Выбрать главу

Стерн, не отрывая взгляда от рыжеволосого человека, обреченного на близкую смерть, сказал:

— Вы весьма убедительны, Ред.

— Я не только убедителен, но и полностью прав. — Огилви неожиданно резко отодвинул стул и поднялся на ноги. — Настолько прав, что немедленно отправлюсь домой упаковать вещи и ловить такси до военно-воздушной базы Эндрюс. Поместите меня на военный самолет, нет никакой необходимости извещать всех о моем присутствии на коммерческом трансатлантическом лайнере. Индюкам из КГБ известны все мои паспорта, все прикрытия, которые мне когда-либо приходилось использовать. Сейчас у нас нет времени на то, чтобы изобретать нечто новенькое. Организуйте мне полет через Брюссель на нашу базу в Паломбара. Затем шлите телеграмму Бейлору, чтобы он меня ждал... называйте меня Апачи.

— Апачи? — переспросил Даусон.

— Отличные следопыты.

— Допустим, вы встречаетесь с Хейвелоком, — произнес медик. — Что вы ему скажете?

— Немного. Он мой, как только окажется на расстоянии вытянутой руки.

— Хейвелок многоопытный человек, Ред, — сказал Стерн, внимательно изучая выражение лица Огилви. — Может быть, у него с головой и не все в порядке, но парень он крутой.

— Прихвачу с собой кое-какое оборудование, — ответил обреченный на смерть, направляясь к выходу. — Я тоже личность многоопытная, что отчасти и объясняет мою трусость. И даже близко не подойду к месту, из которого нельзя выбраться. — Огилви, не произнеся больше ни слова, открыл дверь и вышел. Это был быстрый, легкий уход. Стук закрываемой двери прозвучал как заключительный аккорд.

— Мы его больше никогда не увидим, — сказал Миллер.

— Знаю, — ответил Стерн. — Так же как и он нас.

— Как вы думаете, удастся ему добраться до Хейвелока? — спросил Даусон.

— Уверен, — ответил Стерн. — Он его захватит, передаст в руки Бейлору и парочке медиков, которые работают на нас в Риме, и после этого исчезнет. Ред нам ясно дал понять, что не желает слышать фальшивые утешения в больнице. Наш коллега изберет свой собственный путь.

— Он заслужил право на это.

— Я тоже так думаю, — не совсем уверенно произнес юрист, поворачиваясь к Стерну. — Как мог сказать Ред — «не сочтите мои слова проявлением неуважения»; я молю Господа, чтобы дело с Хейвелоком закончилось должным образом.

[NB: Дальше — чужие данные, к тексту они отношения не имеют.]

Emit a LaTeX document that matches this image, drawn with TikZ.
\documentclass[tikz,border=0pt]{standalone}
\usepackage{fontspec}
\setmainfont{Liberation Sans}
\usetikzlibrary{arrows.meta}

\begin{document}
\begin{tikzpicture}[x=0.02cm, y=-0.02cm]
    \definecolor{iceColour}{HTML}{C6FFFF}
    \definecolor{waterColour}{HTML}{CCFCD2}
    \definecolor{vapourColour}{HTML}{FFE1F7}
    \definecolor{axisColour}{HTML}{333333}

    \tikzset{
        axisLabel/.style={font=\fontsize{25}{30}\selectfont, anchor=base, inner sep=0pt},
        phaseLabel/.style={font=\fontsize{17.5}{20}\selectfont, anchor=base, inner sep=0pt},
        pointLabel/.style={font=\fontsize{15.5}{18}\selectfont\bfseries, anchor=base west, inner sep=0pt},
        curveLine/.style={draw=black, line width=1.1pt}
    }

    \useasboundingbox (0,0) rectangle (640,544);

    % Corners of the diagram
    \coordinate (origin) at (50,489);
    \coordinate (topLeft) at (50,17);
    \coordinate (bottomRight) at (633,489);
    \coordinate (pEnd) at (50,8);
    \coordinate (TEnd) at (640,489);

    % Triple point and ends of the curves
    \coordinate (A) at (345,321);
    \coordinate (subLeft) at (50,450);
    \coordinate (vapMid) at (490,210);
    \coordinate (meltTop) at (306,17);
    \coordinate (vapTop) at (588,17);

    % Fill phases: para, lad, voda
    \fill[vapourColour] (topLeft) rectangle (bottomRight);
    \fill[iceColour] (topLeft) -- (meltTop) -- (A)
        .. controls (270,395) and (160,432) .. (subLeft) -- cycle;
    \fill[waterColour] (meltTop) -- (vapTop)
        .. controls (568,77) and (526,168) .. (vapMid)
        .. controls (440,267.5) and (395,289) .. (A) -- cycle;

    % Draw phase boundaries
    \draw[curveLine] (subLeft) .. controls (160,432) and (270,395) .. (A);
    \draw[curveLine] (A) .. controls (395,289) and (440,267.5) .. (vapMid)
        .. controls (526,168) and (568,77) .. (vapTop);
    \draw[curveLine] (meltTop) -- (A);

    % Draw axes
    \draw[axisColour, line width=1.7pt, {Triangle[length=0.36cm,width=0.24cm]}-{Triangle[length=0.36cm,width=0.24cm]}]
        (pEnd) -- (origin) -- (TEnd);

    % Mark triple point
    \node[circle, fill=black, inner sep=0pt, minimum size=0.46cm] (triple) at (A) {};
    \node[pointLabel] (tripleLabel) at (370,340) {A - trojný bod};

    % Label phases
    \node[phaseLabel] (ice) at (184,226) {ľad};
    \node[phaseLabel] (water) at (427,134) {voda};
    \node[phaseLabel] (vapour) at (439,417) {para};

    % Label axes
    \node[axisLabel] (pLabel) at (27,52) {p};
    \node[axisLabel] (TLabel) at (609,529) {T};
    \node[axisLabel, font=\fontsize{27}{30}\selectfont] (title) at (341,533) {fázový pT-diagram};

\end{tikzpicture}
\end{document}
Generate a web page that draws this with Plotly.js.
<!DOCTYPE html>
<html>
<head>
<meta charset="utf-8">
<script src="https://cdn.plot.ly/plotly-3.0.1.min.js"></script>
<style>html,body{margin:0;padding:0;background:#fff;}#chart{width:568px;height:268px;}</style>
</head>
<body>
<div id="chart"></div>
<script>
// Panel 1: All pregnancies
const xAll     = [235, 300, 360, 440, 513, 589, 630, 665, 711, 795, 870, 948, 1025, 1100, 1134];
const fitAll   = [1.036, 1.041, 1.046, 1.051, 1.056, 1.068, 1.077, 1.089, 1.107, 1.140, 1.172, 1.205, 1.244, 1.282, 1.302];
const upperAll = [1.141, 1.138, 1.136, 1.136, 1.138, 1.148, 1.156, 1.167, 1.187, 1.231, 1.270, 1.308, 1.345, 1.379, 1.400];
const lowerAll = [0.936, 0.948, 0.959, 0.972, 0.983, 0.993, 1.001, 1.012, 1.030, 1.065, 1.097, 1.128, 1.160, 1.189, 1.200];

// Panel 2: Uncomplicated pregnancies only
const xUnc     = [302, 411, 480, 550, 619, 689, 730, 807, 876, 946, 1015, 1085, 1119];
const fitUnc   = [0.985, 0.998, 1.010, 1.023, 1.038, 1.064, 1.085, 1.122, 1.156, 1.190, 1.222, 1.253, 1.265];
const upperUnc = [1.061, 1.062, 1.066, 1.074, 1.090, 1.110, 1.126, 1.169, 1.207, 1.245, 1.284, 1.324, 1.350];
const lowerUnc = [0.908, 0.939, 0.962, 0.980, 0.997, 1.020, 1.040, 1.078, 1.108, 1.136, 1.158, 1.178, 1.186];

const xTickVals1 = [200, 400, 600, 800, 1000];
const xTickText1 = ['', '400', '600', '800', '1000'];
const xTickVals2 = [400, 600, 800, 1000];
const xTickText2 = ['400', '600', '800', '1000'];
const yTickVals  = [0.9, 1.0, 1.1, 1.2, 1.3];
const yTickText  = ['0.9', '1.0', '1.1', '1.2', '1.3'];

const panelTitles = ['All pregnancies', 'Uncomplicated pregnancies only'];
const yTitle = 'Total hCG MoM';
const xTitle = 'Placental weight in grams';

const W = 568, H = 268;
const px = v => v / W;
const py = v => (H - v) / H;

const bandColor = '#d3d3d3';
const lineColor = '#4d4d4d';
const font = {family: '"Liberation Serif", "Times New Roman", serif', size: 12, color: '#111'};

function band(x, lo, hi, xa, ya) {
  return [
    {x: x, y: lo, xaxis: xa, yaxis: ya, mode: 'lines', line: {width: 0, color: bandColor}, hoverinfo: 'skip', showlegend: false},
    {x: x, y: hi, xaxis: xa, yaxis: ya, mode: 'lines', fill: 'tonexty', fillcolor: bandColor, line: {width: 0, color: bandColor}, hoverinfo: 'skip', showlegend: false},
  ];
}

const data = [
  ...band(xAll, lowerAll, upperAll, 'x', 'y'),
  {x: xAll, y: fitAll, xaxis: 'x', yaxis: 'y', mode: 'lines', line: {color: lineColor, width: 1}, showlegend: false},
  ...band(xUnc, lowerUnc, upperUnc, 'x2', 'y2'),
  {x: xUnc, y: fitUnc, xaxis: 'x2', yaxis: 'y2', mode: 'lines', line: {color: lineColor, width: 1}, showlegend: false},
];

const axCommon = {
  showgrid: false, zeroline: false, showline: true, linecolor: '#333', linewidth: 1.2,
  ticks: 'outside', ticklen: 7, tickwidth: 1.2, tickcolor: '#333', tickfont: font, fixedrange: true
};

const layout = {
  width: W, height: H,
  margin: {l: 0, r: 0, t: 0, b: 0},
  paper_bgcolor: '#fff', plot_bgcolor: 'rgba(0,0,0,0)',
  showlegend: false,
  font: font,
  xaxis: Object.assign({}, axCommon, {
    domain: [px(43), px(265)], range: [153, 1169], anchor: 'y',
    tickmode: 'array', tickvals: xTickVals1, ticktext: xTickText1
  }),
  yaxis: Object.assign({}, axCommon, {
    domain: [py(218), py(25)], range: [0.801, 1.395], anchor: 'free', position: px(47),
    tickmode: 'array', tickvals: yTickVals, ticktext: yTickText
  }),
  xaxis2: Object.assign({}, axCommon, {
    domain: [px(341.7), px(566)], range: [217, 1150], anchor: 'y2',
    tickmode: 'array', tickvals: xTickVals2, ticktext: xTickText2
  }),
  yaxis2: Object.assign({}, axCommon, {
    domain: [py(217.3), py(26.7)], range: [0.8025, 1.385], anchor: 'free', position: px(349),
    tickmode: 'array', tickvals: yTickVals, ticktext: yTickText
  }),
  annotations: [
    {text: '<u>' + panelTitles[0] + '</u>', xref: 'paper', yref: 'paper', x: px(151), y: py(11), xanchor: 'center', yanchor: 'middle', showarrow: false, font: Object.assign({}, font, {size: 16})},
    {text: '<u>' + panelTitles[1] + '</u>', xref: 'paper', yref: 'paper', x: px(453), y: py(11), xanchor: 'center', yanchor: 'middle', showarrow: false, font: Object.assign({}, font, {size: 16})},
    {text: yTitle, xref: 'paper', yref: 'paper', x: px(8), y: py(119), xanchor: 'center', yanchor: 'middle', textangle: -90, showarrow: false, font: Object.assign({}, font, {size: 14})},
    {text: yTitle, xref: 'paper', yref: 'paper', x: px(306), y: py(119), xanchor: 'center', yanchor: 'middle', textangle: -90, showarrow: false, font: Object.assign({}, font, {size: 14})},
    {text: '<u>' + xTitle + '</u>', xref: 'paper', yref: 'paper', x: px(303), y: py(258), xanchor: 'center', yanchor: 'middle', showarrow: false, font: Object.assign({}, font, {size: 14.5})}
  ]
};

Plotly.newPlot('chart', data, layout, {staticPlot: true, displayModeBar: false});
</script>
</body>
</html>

Его просто необходимо обезвредить. В противном случае к нам начнут привязываться правительства по всей Европе, подогревая страсти у фанатиков самых разнообразных направлений. Посольства превратятся в пепел, будут захвачены заложники и разгромлены наши разведывательные структуры. Мы потеряем массу времени и — давайте не будем себя обманывать — погибнет множество людей. И все это по милости одного-единственного человека, утратившего равновесие. Нечто подобное мне уже приходилось видеть собственными глазами, причем по поводам, куда менее значительным, чем в случае с Хейвелоком.

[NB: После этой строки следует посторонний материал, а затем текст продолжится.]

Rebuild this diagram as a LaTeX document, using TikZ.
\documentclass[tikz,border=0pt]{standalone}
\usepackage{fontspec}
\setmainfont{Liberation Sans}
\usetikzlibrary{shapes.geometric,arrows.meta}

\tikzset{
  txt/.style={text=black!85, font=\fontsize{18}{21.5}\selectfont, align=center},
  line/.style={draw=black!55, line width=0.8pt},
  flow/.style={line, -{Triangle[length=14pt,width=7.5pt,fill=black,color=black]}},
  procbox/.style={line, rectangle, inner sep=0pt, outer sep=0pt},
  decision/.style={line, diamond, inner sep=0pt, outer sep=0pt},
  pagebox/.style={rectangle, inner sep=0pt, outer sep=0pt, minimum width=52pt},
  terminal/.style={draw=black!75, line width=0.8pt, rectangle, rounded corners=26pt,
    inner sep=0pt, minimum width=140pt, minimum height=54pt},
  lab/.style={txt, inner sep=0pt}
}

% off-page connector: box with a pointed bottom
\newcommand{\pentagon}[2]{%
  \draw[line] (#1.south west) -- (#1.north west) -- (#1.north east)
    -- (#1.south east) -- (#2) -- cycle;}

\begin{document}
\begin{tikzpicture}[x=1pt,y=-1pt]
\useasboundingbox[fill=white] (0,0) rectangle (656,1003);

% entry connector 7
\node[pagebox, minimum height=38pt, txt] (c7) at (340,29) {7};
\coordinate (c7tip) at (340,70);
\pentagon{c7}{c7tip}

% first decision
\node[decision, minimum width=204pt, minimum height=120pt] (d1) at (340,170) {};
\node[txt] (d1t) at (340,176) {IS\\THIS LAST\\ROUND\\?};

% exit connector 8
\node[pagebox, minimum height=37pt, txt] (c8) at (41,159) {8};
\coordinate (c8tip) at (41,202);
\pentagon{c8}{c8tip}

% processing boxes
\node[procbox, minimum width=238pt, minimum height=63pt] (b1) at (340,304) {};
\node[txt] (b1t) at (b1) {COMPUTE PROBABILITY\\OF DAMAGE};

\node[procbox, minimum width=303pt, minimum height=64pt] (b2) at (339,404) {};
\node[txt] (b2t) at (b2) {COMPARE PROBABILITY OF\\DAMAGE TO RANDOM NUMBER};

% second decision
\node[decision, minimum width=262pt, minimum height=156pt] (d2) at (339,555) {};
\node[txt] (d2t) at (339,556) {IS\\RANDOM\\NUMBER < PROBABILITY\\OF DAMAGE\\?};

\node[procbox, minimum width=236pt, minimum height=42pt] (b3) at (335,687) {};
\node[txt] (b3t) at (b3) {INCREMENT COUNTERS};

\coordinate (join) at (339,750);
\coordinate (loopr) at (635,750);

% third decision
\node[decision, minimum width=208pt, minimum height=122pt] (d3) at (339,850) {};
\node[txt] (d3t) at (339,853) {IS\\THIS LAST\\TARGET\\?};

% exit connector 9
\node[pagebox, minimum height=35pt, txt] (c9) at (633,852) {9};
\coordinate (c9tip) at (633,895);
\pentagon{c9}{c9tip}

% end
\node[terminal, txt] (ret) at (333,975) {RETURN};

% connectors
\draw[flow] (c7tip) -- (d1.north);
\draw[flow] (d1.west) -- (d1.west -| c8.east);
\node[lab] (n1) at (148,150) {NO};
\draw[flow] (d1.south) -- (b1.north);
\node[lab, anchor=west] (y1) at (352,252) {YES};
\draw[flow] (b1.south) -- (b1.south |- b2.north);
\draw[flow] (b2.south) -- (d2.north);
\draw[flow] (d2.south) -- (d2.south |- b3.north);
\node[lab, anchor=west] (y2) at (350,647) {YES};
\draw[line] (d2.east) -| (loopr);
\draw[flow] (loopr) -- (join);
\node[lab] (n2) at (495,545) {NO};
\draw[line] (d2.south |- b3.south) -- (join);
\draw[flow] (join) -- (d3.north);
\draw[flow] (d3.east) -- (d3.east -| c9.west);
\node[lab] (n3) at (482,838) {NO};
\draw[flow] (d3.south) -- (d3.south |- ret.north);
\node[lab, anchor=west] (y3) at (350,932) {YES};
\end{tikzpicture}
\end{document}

— Именно поэтому я и уверен, что Огилви удастся доставить его сюда, — сказал Стерн. — Хотя я тружусь и не в той области, что Пол. Все же могу представить себе, что творится в душе у Реда. Он чувствует себя глубоко оскорбленным. На его глазах умирали друзья. Погибали в разных местах, от Африки до Стамбула, и он ничем не мог им помочь в силу своего нелегального положения. От Огилви из-за его работы ушла жена, забрав троих детей. Вот уже пять лет он не видит своих ребятишек. Он остался один на один со своей болезнью и обречен на близкую смерть. И все же он не тронулся умом и задался вопросом: имел ли на это право Хейвелок? За что ему такая привилегия? Наш Апачи отправился на свою последнюю охоту, чтобы поставить последний в своей жизни капкан. Охотник в ярости и потому охота сулит удачу.

— И еще, — сказал психиатр. — У него ничего больше нет. Это последняя попытка оправдать все.

— Что именно? — спросил юрист.

— Всю боль, — ответил Миллер. — Боль, которую пришлось перенести и ему, и Хейвелоку. Поймите, в свое время он преклонялся перед ней и до сих пор не в силах этого забыть.